Lastly, there is family-based learning. I am very aware that there are many “shattered” families. I myself came from one. My parents divorced when I was a teen—when I needed them the most. I do not blame them. The positive thing was that they really influenced me to determine right then, This will not happen to my family! I have now been married for 43 wonderful years, though not all perfect years. My children influence my life, and now my grandchildren do the same. Yes, even when we grow older, we still have influences.

Anyone can become a success, even from a hard beginning. Negative influences of this world break down families. However, it is going to stop! The God Family is going to stop that. Do you want to be a part of that? Or do you want to be a part of a world where Tiger Woods is the role model, no matter what he does? A world where he and many others influence you to do whatever you want whenever you want? No culture can build strong families and strong children with these kinds of influences!

That’s the world’s influence. How does any culture build strong families if that chaotic and abnormal view dominates? We need the God Family influences as never before.

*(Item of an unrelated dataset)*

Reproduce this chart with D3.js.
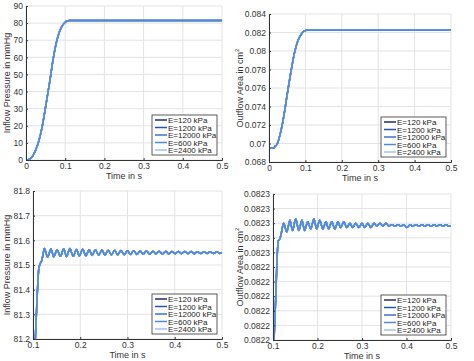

Young people, you have the answers to Tiger Woods’s miserable failure. You are the future. You must make choices now. You have a fabulous opportunity that God wants to give you. You will teach, if you get your life right! This is your time to ask yourself, Who and what is teaching me? Am I going to be any help to anyone as I am?

Young people, determine now to examine yourself, your life, and your influences. Engage God and ask Him for wisdom in your choices. Be honest; ask yourself, Just who do I want teaching me?

Think on these issues, as they mean so much to your future. Remember that the seeds you sow now, whether good or bad, will bear fruit tomorrow! You will have to live with what you allowed to grow in your life.